Elsewhere, Oman, Qatar and Saudi Arabia made small advances to reach new five-year peaks.

Qatar is the top Gulf performer in 2014, gaining 5.2 percent, while Oman has added 3.8 percent in a week. These compare with a 3.3 percent drop for MSCI’s emerging equities index, which slumped to a four-month low on Thursday.

“Omani equities have underperformed during the last year as compared to the other regional markets, especially the UAE, so this is a catch-up rally,” said Kanaga Sundar, Gulf Baader Capital Markets’ head of research.

“Oman gives one of the highest dividend yields and valuations are pretty reasonable, while local institutions have pumped in liquidity since beginning of 2014, which is helping support market upside.”

Investors are now waiting for fourth-quarter results to “show if fundamentals support the rally or not”.

“After the UAE led gains last year, we could see Oman, Qatar and Saudi be the frontrunners in 2014,” added Sundar.

“Valuations are still reasonable compared to emerging markets. Q1 in the Gulf is historically a strong quarter as individual investors and institutions relocate funds to chase dividends.”

Shares in Oman’s Galfar Engineering were flat at 0.31 rials, after rocketing from 0.27 rials in the previous three trading days.

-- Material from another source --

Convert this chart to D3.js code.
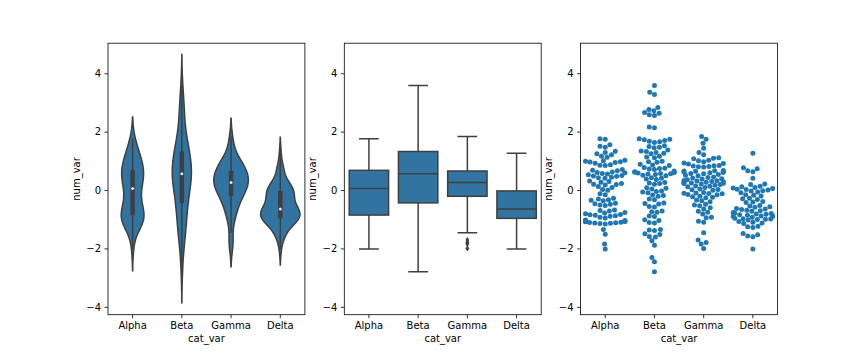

The stock had been weak since October, when news emerged of a corruption probe involving some of its executives; on Sunday, two Galfar officials were sentenced in the case.

Saudi’s Alinma Bank ended flat to hold at a 21-month high after it posted a 35 percent increase in fourth-quarter profit.

Markets in the United Arab Emirates were closed on Sunday for a religious holiday.